If source data is fragmented, the curve is built on partial truth.

How a Response Curve Works

The logic is simple.

As input rises, output usually rises too, but not always at the same rate.

Some channels show near-linear growth over a limited range. Others accelerate after a learning phase, then flatten as audience reach, inventory quality, or conversion propensity starts to saturate.

A useful executive metric is:

Marginal ROAS = incremental revenue / incremental spend

If an additional $20,000 produces $100,000 in incremental revenue, marginal ROAS is 5.0. If the next $20,000 produces only $40,000, marginal ROAS falls to 2.0 even if historical blended ROAS still looks attractive.

That is why average efficiency can mislead budget planning.

Capital is allocated at the margin, not in hindsight.

Common Curve Shapes

Shape What it suggests Planning implication
Linear Output rises at a fairly constant rate Rare over long spend ranges
Concave Returns weaken as investment increases Common in mature paid media
S-curve Slow start, acceleration, then flattening Useful for new channels, creative resets, or market entry
Plateau Little incremental gain at higher levels Budget should shift unless targeting or creative changes

These shapes are not just mathematical artifacts.

They reflect real market behavior such as lag, fatigue, auction pressure, creative wearout, and overlap between demand creation and demand capture channels.

How to Use It in Budget Decisions

  1. Choose a financially meaningful outcome such as pipeline created, SQLs, or closed-won revenue.
  2. Measure spend and outcomes at a consistent time grain, usually by week or by cohort.
  3. Separate average ROAS from marginal ROAS so incremental budget is judged correctly.
  4. Control for lag, seasonality, pricing changes, promotions, and sales capacity.
  5. Compare channel curves with attribution paths and CRM conversion quality before reallocation.

This is where LeadSources.io becomes useful in practice.

Because it tracks each lead’s source and full journey across sessions, then feeds richer source data into CRM, it gives analysts stronger inputs for curve estimation. That reduces the risk of overfunding channels that merely harvest demand near conversion.

Best Practices

  • Use curve analysis alongside attribution reports, not as a replacement for them.
  • Model outcomes at the revenue or pipeline level whenever possible, not just platform conversions.
  • Refresh curves when targeting, pricing, creative, or market conditions change because response behavior moves over time.
  • Segment by channel role, separating demand creation from demand capture before making budget cuts.
  • Validate large spend shifts with experiments, geo tests, or controlled changes in spend bands.

The strategic advantage is not prettier reporting.

It is making faster budget decisions with a lower risk of buying saturated volume.

Frequently Asked Questions

Is a Response Curve the same as a Saturation Curve?

They are closely related, but not identical. A Response Curve is the broader relationship between input and output, while a Saturation Curve emphasizes the flattening section where incremental returns decline.
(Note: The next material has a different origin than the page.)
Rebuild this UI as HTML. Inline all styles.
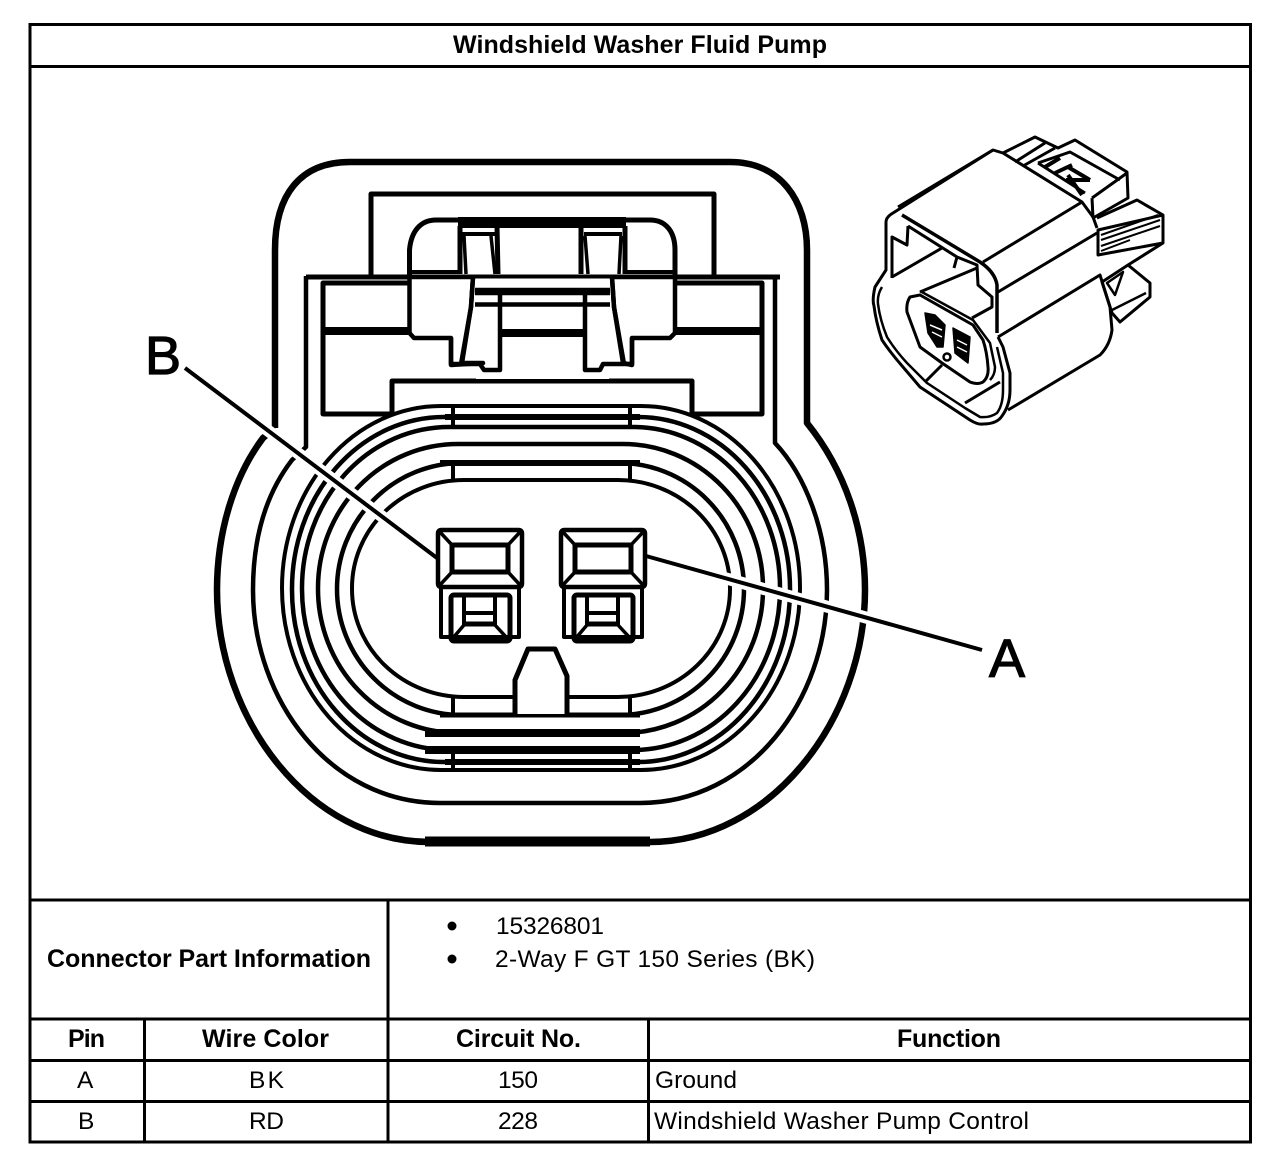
<!DOCTYPE html>
<html><head><meta charset="utf-8"><style>
html,body{margin:0;padding:0;background:#fff}
svg{display:block}
text{font-family:"Liberation Sans",Arial,sans-serif;font-size:24.500px;fill:#000}
.b{font-weight:bold;font-size:25px}
.k{fill:none;stroke:#000;stroke-linejoin:round}
.w{fill:#fff;stroke:#000;stroke-linejoin:round}
</style></head><body>
<svg width="1280" height="1164" viewBox="0 0 1280 1164" xmlns="http://www.w3.org/2000/svg">
<rect width="1280" height="1164" fill="#fff"/>
<!-- table -->
<g stroke="#000" stroke-width="3" fill="none">
<rect x="30" y="24.500" width="1220.500" height="1117.500"/>
<path d="M30 66.500H1250M30 900H1250M30 1019H1250M30 1060.500H1250M30 1101.500H1250M388 900V1142M144.500 1019V1142M648.500 1019V1142"/>
</g>
<text class="b" x="453" y="53" textLength="374" lengthAdjust="spacing">Windshield Washer Fluid Pump</text>
<text class="b" x="47" y="967" textLength="324" lengthAdjust="spacing">Connector Part Information</text>
<circle cx="452" cy="926" r="4.500"/><circle cx="452" cy="959" r="4.500"/>
<text x="496" y="934" textLength="108" lengthAdjust="spacing">15326801</text>
<text x="495" y="967" textLength="320" lengthAdjust="spacing">2-Way F GT 150 Series (BK)</text>
<text class="b" x="68" y="1047" textLength="37" lengthAdjust="spacing">Pin</text>
<text class="b" x="202" y="1047" textLength="127" lengthAdjust="spacing">Wire Color</text>
<text class="b" x="456" y="1047" textLength="125" lengthAdjust="spacing">Circuit No.</text>
<text class="b" x="897" y="1047" textLength="104" lengthAdjust="spacing">Function</text>
<text x="77" y="1088">A</text><text x="249" y="1088" textLength="35" lengthAdjust="spacing">BK</text><text x="498" y="1088" textLength="40" lengthAdjust="spacing">150</text>
<text x="655" y="1088" textLength="82" lengthAdjust="spacing">Ground</text>
<text x="78" y="1129">B</text><text x="249" y="1129" textLength="35" lengthAdjust="spacing">RD</text><text x="498" y="1129" textLength="40" lengthAdjust="spacing">228</text>
<text x="654" y="1129" textLength="375" lengthAdjust="spacing">Windshield Washer Pump Control</text>

<!-- outer shell -->
<path class="k" stroke-width="6.500" d="M275 428V250C275 195 300 162 350 162H730C780 162 807 200 807 250V423C845 470 865 530 865 590C865 720 770 842 650 842H430C310 842 217 720 217 590C217 530 235 475 263 438L275 428"/>
<path d="M425 841.500H650" stroke="#000" stroke-width="10"/>
<path class="k" stroke-width="4.500" d="M306 276V447L292 460C265 495 253 540 253 590C253 700 330 803 440 803H640C750 803 827 700 827 590C827 530 805 475 775 443V276"/>
<!-- housing -->
<path class="k" stroke-width="5" d="M306 277H780"/>
<path class="k" stroke-width="5" d="M371 277V194H714V277"/>
<rect class="k" stroke-width="5" x="323" y="283" width="439" height="131"/>
<path d="M323 331H408M675 331H762" stroke="#000" stroke-width="8"/>
<rect class="w" stroke-width="5" x="392" y="381" width="300" height="40"/>
<!-- latch -->
<rect x="411" y="223" width="262" height="150" fill="#fff"/>
<path class="k" stroke-width="5" d="M409.500 276V250C411 232 420 220 436 220H650C666 220 675 232 675 250V276"/>
<rect x="458" y="217" width="168" height="11"/>
<path d="M462 234H497M584 234H622" stroke="#000" stroke-width="4"/>
<path d="M460 226V274M497 226L498 274M581 226V274M625 226V274" stroke="#000" stroke-width="5"/>
<path class="k" stroke-width="3.500" d="M464 236L466 274M491 236L495 274M585 236L588 274M621 236L619 274"/>
<path d="M409 272H460M625 272H675M409 276.500H675" stroke="#000" stroke-width="4"/>
<rect x="476" y="279" width="133" height="100" fill="#fff"/>
<path class="w" stroke-width="4.500" d="M409.500 277H473L471 307L462 363H483V363L451 365V338H414L409.500 333Z"/>
<path class="w" stroke-width="4.500" d="M675 277H612L614 307L623 363L632 365V338H670L675 333Z"/>
<path class="k" stroke-width="4.500" d="M473 277L471 307L461 364M451 338V364H480L484 370H500V288M612 277L614 307L624 364M632 338V364H603L600 370H585V288"/>
<path d="M475 291.500H610" stroke="#000" stroke-width="7.500"/>
<path d="M475 304.500H610" stroke="#000" stroke-width="4.500"/>
<path d="M500 333H585" stroke="#000" stroke-width="8"/>
<!-- ovals -->
<rect class="w" stroke-width="4" x="282" y="406" width="518" height="364" rx="159" ry="182"/>
<rect class="w" stroke-width="4.500" x="292" y="417" width="498" height="345" rx="152" ry="172"/>
<rect class="w" stroke-width="4.500" x="302" y="427" width="478" height="323" rx="147" ry="161"/>
<rect class="w" stroke-width="4.500" x="318" y="444" width="445" height="289" rx="140" ry="144"/>
<rect class="w" stroke-width="4.500" x="337" y="463" width="407" height="252" rx="125" ry="126"/>
<rect class="w" stroke-width="4" x="352" y="480" width="378" height="217" rx="112" ry="108"/>
<path d="M453 406V427M630 406V427M453 463V480M630 463V480M453 697V715M630 697V715M453 750V770M630 750V770" stroke="#000" stroke-width="4"/>
<path d="M425 733H640M425 750H640" stroke="#000" stroke-width="8"/>
<path d="M445 762H640M445 417H640" stroke="#000" stroke-width="6"/>
<path d="M440 463H640" stroke="#000" stroke-width="6"/>
<path d="M440 715H640" stroke="#000" stroke-width="5"/>
<path class="w" stroke-width="5" d="M515 714V680L528 649H555L567 676V714"/>
<!-- leaders -->
<path d="M185 368L437 558M646 556L982 650" stroke="#fff" stroke-width="12"/>
<path d="M185 368L437 558M646 556L982 650" stroke="#000" stroke-width="4"/>
<!-- pins -->
<g>
<rect class="w" stroke-width="4.500" x="438" y="530" width="84" height="57" rx="3"/>
<rect class="k" stroke-width="5" x="452" y="545" width="56" height="27"/>
<path d="M439 531L452 545M521 531L508 545M439 586L452 572M521 586L508 572" stroke="#000" stroke-width="3.500"/>
<path class="k" stroke-width="4" d="M441 587V637H519V587"/>
<rect class="k" stroke-width="5" x="451" y="595" width="59" height="46" rx="3"/>
<path class="k" stroke-width="4" d="M464 597V625M495 597V625"/>
<path d="M464 613H495" stroke="#000" stroke-width="4"/>
<path d="M464 624H495" stroke="#000" stroke-width="5"/>
<path d="M464 625L453 638M495 625L507 638" stroke="#000" stroke-width="3.500"/>
</g>
<g transform="translate(123 0)">
<rect class="w" stroke-width="4.500" x="438" y="530" width="84" height="57" rx="3"/>
<rect class="k" stroke-width="5" x="452" y="545" width="56" height="27"/>
<path d="M439 531L452 545M521 531L508 545M439 586L452 572M521 586L508 572" stroke="#000" stroke-width="3.500"/>
<path class="k" stroke-width="4" d="M441 587V637H519V587"/>
<rect class="k" stroke-width="5" x="451" y="595" width="59" height="46" rx="3"/>
<path class="k" stroke-width="4" d="M464 597V625M495 597V625"/>
<path d="M464 613H495" stroke="#000" stroke-width="4"/>
<path d="M464 624H495" stroke="#000" stroke-width="5"/>
<path d="M464 625L453 638M495 625L507 638" stroke="#000" stroke-width="3.500"/>
</g>
<text x="145" y="374" style="font-size:54px;stroke:#000;stroke-width:1.200">B</text>
<text x="989" y="677" style="font-size:54px;stroke:#000;stroke-width:1.200">A</text>

<!-- isometric connector -->
<g fill="none" stroke="#000" stroke-width="3" stroke-linejoin="round">
<!-- flange -->
<path d="M993 150L893 213Q886 217 886 222V270L875 287Q872 300 874 306Q876 322 882 340Q890 352 903 367L920 387L970 420Q978 425 983 424Q997 424 1002 416Q1010 405 1010 390V373L1003 347L998 337"/>
<path d="M882 287Q877 295 878 304Q880 320 887 337Q895 350 907 363L927 383L965 408L980 417Q990 418 997 413Q1003 405 1003 390V373L997 347" stroke-width="2.500"/>
<!-- top -->
<path d="M1003 153L1035 137L1058 148L1075 140L1127 172L1128 198L1093 218"/>
<path d="M898 207L993 150L1003 153L1082 202L1093 217L1097 228" />
<path d="M902 215L980 262Q995 272 997 285V333" stroke-width="3.500"/>
<path d="M983 262L1082 202"/>
<path d="M908 226L957 257L977 265L978 285L992 297V307L972 318"/>
<path d="M892 278V237L907 245L908 226M892 277L942 248M920 292L977 268M957 257L954 268"/>
<!-- plug -->
<path d="M920 295L910 297Q906 303 907 312L920 347L942 363L970 382Q978 385 983 382Q989 377 988 367Q987 352 983 340L973 325Z"/>
<path d="M920 291L973 320L990 343L995 367Q995 375 990 380" stroke-width="2.500"/>
<path d="M942 365L925 382M965 403L1000 382"/>
<path d="M925 313L935 315L945 325L943 347L937 347L928 333Z" fill="#000" stroke-width="1.500"/>
<path d="M953 328L970 337L968 363L955 353Z" fill="#000" stroke-width="1.500"/>
<path d="M930 325L942 330M932 332L942 337M957 340L967 345M957 347L967 352" stroke="#fff" stroke-width="1.500"/>
<circle cx="947" cy="357" r="3.500" fill="#fff" stroke-width="2.500"/>
<!-- sides -->
<path d="M998 292L1097 233M998 337L1100 275L1110 307L1112 330Q1110 345 1100 355L1008 410"/>
<!-- rear block -->
<path d="M1015 162L1045 143M1023 166L1055 148M1092 198L1127 173M1092 198L1093 218"/>
<path d="M1038 163L1070 152L1120 180M1038 163L1085 193"/>
<path d="M1045 167L1060 158M1055 173L1072 165M1066 180L1090 180M1068 167L1090 180M1068 175L1082 195" stroke-width="4"/>
<!-- clip -->
<path d="M1097 218L1137 200L1163 215V243L1098 255V230L1163 215"/>
<path d="M1101 235L1158 215M1101 240L1160 220M1101 246L1160 226M1101 251L1130 240" stroke-width="2"/>
<!-- lower latch -->
<path d="M1163 243L1128 265L1150 283V297L1120 322L1112 313L1102 282L1128 265"/>
<path d="M1107 283L1123 272L1115 295ZM1112 310L1146 293" stroke-width="2.500"/>
</g>
</svg>
</body></html>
How does this differ from attribution modeling?

Attribution modeling distributes credit across touchpoints. A Response Curve estimates how output changes as investment changes, which is more useful for forward budget allocation.

Why can a channel with strong ROAS still be a bad place for the next dollar?
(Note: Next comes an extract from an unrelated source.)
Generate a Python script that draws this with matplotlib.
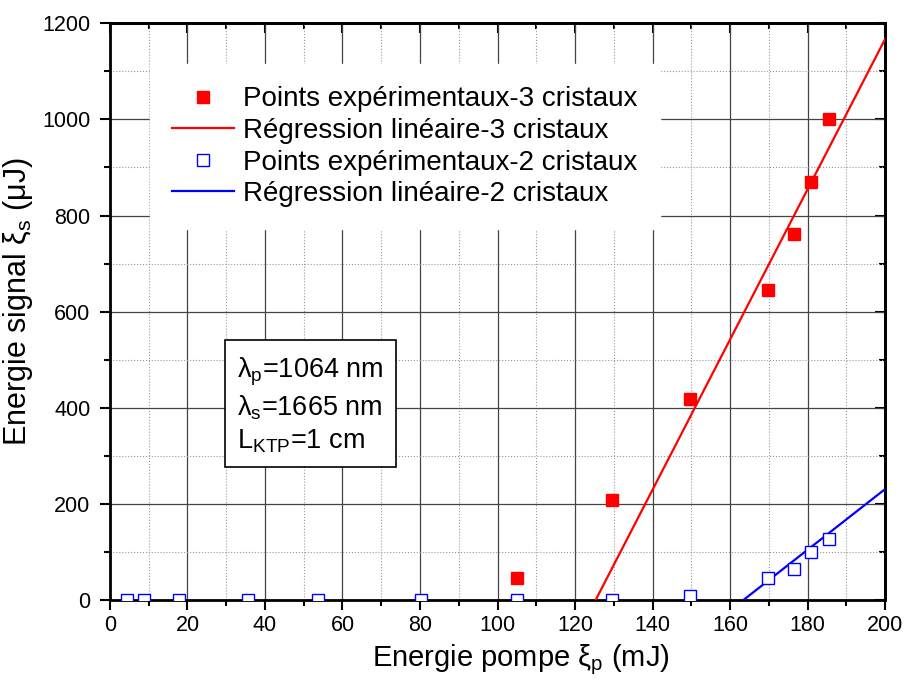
import matplotlib.pyplot as plt
from matplotlib.ticker import MultipleLocator

plt.rcParams['font.family'] = ['Liberation Sans', 'DejaVu Sans']
plt.rcParams['mathtext.fontset'] = 'custom'
plt.rcParams['mathtext.rm'] = 'Liberation Sans'
plt.rcParams['mathtext.it'] = 'Liberation Sans'

# données
x_3cr = [104.9, 129.5, 149.7, 169.7, 176.4, 180.8, 185.4]
y_3cr = [46, 208, 419, 646, 762, 869, 1000]

x_2cr = [4.5, 8.8, 17.8, 35.6, 53.6, 80.3, 104.9, 129.5, 149.7, 169.8, 176.5, 181.0, 185.5]
y_2cr = [0, 0, 0, 0, 0, 0, 0, 0, 9, 47, 64, 101, 127]

# droites de régression (extrémités)
fit_3cr_x = [125.3, 200]
fit_3cr_y = [0, 1167]
fit_2cr_x = [163.4, 200]
fit_2cr_y = [0, 231]

fig = plt.figure(figsize=(9.05, 6.82), dpi=100)
ax = fig.add_axes([0.1215, 0.120, 0.8565, 0.846])

ax.plot(x_3cr, y_3cr, 's', color='red', markersize=8.5, linestyle='none',
        label='Points expérimentaux-3 cristaux', zorder=5)
ax.plot(fit_3cr_x, fit_3cr_y, '-', color='red', linewidth=1.6,
        label='Régression linéaire-3 cristaux', zorder=4)
ax.plot(x_2cr, y_2cr, 's', markerfacecolor='white', markeredgecolor='blue',
        markeredgewidth=1.0, markersize=8.5, linestyle='none',
        label='Points expérimentaux-2 cristaux', zorder=5)
ax.plot(fit_2cr_x, fit_2cr_y, '-', color='blue', linewidth=1.6,
        label='Régression linéaire-2 cristaux', zorder=4)

ax.set_xlim(0, 200)
ax.set_ylim(0, 1200)
ax.xaxis.set_major_locator(MultipleLocator(20))
ax.xaxis.set_minor_locator(MultipleLocator(10))
ax.yaxis.set_major_locator(MultipleLocator(200))
ax.yaxis.set_minor_locator(MultipleLocator(100))

ax.grid(True, which='major', color='#444444', linestyle='-', linewidth=0.9)
ax.grid(True, which='minor', color='#999999', linestyle=':', linewidth=0.8)
ax.set_axisbelow(True)

# graduations extérieures en bas/à gauche, intérieures en haut/à droite
ax.tick_params(which='both', direction='out', width=1.5)
ax.tick_params(which='major', length=7, labelsize=15.5, pad=4)
ax.tick_params(axis='y', which='major', pad=7)
ax.tick_params(which='minor', length=4)
sec_x = ax.secondary_xaxis('top')
sec_y = ax.secondary_yaxis('right')
for sec in (sec_x, sec_y):
    sec.tick_params(which='both', direction='in', width=1.5, labelleft=False,
                    labeltop=False, labelright=False)
    sec.tick_params(which='major', length=7)
    sec.tick_params(which='minor', length=4)
sec_x.xaxis.set_major_locator(MultipleLocator(20))
sec_x.xaxis.set_minor_locator(MultipleLocator(10))
sec_y.yaxis.set_major_locator(MultipleLocator(200))
sec_y.yaxis.set_minor_locator(MultipleLocator(100))
for s in list(ax.spines.values()) + [sec_x.spines['top'], sec_y.spines['right']]:
    s.set_linewidth(2)

ax.set_xlabel(r'Energie pompe $\mathregular{\xi_p}$ (mJ)', fontsize=21, labelpad=2)
ax.xaxis.set_label_coords(0.53, -0.073)
ax.set_ylabel(r'Energie signal $\mathregular{\xi_s}$ ($\mathregular{\mu}$J)', fontsize=22)
ax.yaxis.set_label_coords(-0.097, 0.518)

leg = ax.legend(loc='upper left', bbox_to_anchor=(0.034, 0.953), fontsize=20,
                frameon=True, fancybox=False, framealpha=1, edgecolor='white',
                facecolor='white', handlelength=2.2, handletextpad=0.35,
                labelspacing=0.2, borderpad=0.8)

ax.text(0.164, 0.337,
        '$\\mathregular{\\lambda_p}$=1064 nm\n$\\mathregular{\\lambda_s}$=1665 nm\n$\\mathregular{L_{KTP}}$=1 cm',
        transform=ax.transAxes, fontsize=19.5, linespacing=1.25, va='center', ha='left',
        bbox=dict(boxstyle='square,pad=0.45', facecolor='white', edgecolor='black', linewidth=1.2))

fig.savefig('out.png', dpi=100)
Because blended ROAS reflects the past average. Marginal ROAS reflects the efficiency of additional spend, and that can be much lower once the curve starts flattening.
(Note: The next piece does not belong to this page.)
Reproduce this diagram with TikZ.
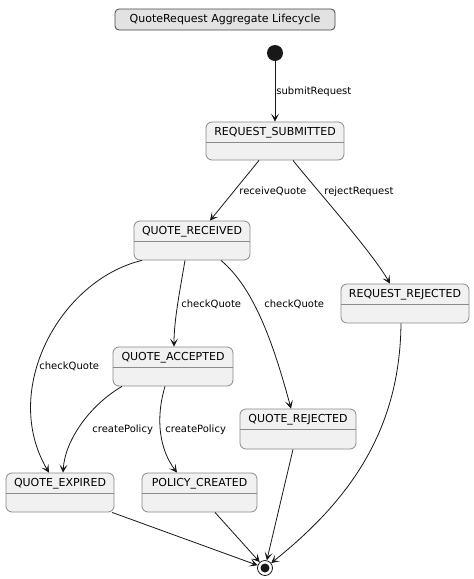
\documentclass[tikz,border=0pt]{standalone}
\usepackage{fontspec}
\setmainfont{DejaVu Sans}
\usetikzlibrary{arrows.meta}
\definecolor{stfill}{HTML}{F1F1F1}
\definecolor{stborder}{HTML}{8A8A8A}
\definecolor{ttfill}{HTML}{E2E2E2}
\definecolor{ink}{HTML}{181818}
\tikzset{
  stbox/.style={draw=stborder, fill=stfill, rounded corners=6pt, line width=0.8pt, inner sep=0pt},
  sttext/.style={anchor=base, inner sep=0pt, font=\fontsize{11}{13}\selectfont, text=black},
  stline/.style={draw=stborder, line width=0.8pt},
  lbl/.style={anchor=base west, inner sep=0pt, font=\fontsize{10}{12}\selectfont, text=black},
  tr/.style={draw=ink, line width=0.8pt, -{Stealth[length=8pt,width=8pt,inset=4pt]}},
}
\newcommand\mystate[6]{%
  \node[stbox, minimum width=#4pt, minimum height=#5pt] (#1) at (#2,#3) {};
  \node[sttext] (#1t) at ([yshift=-14pt]#1.north) {#6};
  \draw[stline] ([yshift=-20.5pt]#1.north west) -- ([yshift=-20.5pt]#1.north east);
}
\begin{document}
\begin{tikzpicture}[x=1pt,y=-1pt]
\useasboundingbox (0,0) rectangle (474,579);
\fill[white] (0,0) rectangle (474,579);
% title
\node[draw=ink!80, fill=ttfill, rounded corners=4pt, line width=0.8pt, minimum width=220pt, minimum height=21pt, inner sep=0pt, font=\fontsize{11}{13}\selectfont] (title) at (225,19.5) {QuoteRequest Aggregate Lifecycle};
% start / end
\node[circle, fill=ink, minimum size=16pt, inner sep=0pt] (start) at (275,53) {};
\node[circle, draw=ink, fill=white, line width=0.8pt, minimum size=15pt, inner sep=0pt] (end) at (265,568) {};
\node[circle, fill=ink, minimum size=9pt, inner sep=0pt] (endi) at (265,568) {};
% states
\mystate{rs}{275}{141}{138}{38}{REQUEST\_SUBMITTED}
\mystate{qr}{192}{240.5}{116}{39}{QUOTE\_RECEIVED}
\mystate{rej}{405}{303.5}{128}{39}{REQUEST\_REJECTED}
\mystate{qa}{173}{366.5}{120}{39}{QUOTE\_ACCEPTED}
\mystate{qrej}{298}{429}{116}{40}{QUOTE\_REJECTED}
\mystate{qe}{60}{492.5}{108}{39}{QUOTE\_EXPIRED}
\mystate{pc}{199.5}{492.5}{115}{39}{POLICY\_CREATED}
% transitions
\draw[tr] (start) -- (rs.north) node[lbl] at (276,94.5) {submitRequest};
\draw[tr] ([xshift=-16pt]rs.south) -- ([xshift=18pt]qr.north) node[lbl] at (239,194.5) {receiveQuote};
\draw[tr] ([xshift=18pt]rs.south) .. controls (315,188) and (372,252) .. ([xshift=-15pt]rej.north) node[lbl] at (324,194.5) {rejectRequest};
\draw[tr] ([xshift=-7pt]qr.south) .. controls (180,290) and (174,320) .. ([xshift=1pt]qa.north) node[lbl] at (181,307.5) {checkQuote};
\draw[tr] ([xshift=29pt]qr.south) .. controls (250,285) and (270,330) .. ([xshift=-7pt]qrej.north) node[lbl] at (264,307.5) {checkQuote};
\draw[tr] ([xshift=-50pt]qr.south) .. controls (60,280) and (0,390) .. ([xshift=-11pt]qe.north) node[lbl] at (39,369.5) {checkQuote};
\draw[tr] ([xshift=-51pt]qa.south) .. controls (90,405) and (65,440) .. ([xshift=3pt]qe.north) node[lbl] at (92,432.5) {createPolicy};
\draw[tr] ([xshift=-8pt]qa.south) .. controls (155,420) and (160,450) .. ([xshift=-22.5pt]pc.north) node[lbl] at (165,432.5) {createPolicy};
\draw[tr] ([xshift=52pt]qe.south) -- (end);
\draw[tr] ([xshift=15.5pt]pc.south) -- (end);
\draw[tr] ([xshift=-5pt]qrej.south) -- (end);
\draw[tr] ([xshift=-4pt]rej.south) .. controls (400,430) and (350,500) .. (end);
\end{tikzpicture}
\end{document}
Does this only apply to paid media?

No. It also applies to outbound SDR volume, email cadence, event frequency, partner activity, and content production whenever more input does not produce proportional output.

What should executives monitor first?

Start with marginal ROAS, marginal CAC, conversion lag, SQL rate, pipeline created, and closed-won revenue by spend band.

What is the most common implementation mistake?

Using platform conversions as the primary outcome without checking CRM quality. That often overstates channel headroom and hides where downstream revenue has already flattened.